The problem asks us to calculate the average of three quantities, 'a', 'b', and 'c'. Each of these quantities ('a', 'b', and 'c') is defined as the average of two expressions involving 'x'. Our goal is to express the final average in terms of 'x'.

**step2** Calculating 'a'

The problem states that 'a' is the average of 4x and 7. To find the average of two numbers, we add them together and divide by 2.
So, 'a' can be written as:
$$ a = \frac{4x + 7}{2} $$

**step3** Calculating 'b'

Next, the problem states that 'b' is the average of 5x and 6. Following the same rule for finding the average:
$$ b = \frac{5x + 6}{2} $$

**step4** Calculating 'c'

Then, the problem states that 'c' is the average of 3x and 11. Following the same rule for finding the average:
$$ c = \frac{3x + 11}{2} $$

**step5** Calculating the sum of a, b, and c

To find the average of 'a', 'b', and 'c', we first need to find their sum.

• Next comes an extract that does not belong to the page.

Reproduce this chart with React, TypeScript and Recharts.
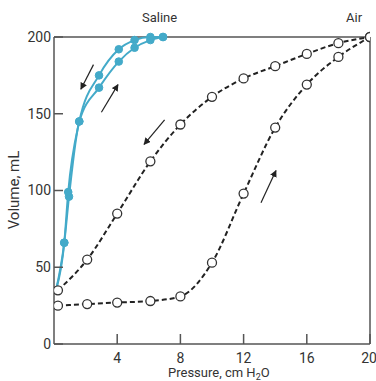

We add the expressions we found for 'a', 'b', and 'c':
$$ a + b + c = \frac{4x + 7}{2} + \frac{5x + 6}{2} + \frac{3x + 11}{2} $$
Since all three fractions have the same denominator (2), we can add their numerators directly:
$$ a + b + c = \frac{(4x + 7) + (5x + 6) + (3x + 11)}{2} $$
Now, we combine the terms with 'x' and the constant numbers in the numerator:
Terms with 'x': $$4x + 5x + 3x = (4+5+3)x = 12x$$
Constant terms: $$7 + 6 + 11 = 13 + 11 = 24$$
So, the sum is:
$$ a + b + c = \frac{12x + 24}{2} $$
We can simplify this sum by dividing both terms in the numerator by 2:
$$ a + b + c = \frac{12x}{2} + \frac{24}{2} = 6x + 12 $$

**step6** Calculating the final average

Finally, to find the average of 'a', 'b', and 'c', we divide their sum by 3 (because there are three quantities).
The average of a, b, and c is:
$$ \frac{a + b + c}{3} = \frac{6x + 12}{3} $$
We divide both terms in the numerator by 3:
$$ \frac{6x}{3} + \frac{12}{3} = 2x + 4 $$
Therefore, the average of a, b, and c in terms of x is $$2x + 4$$.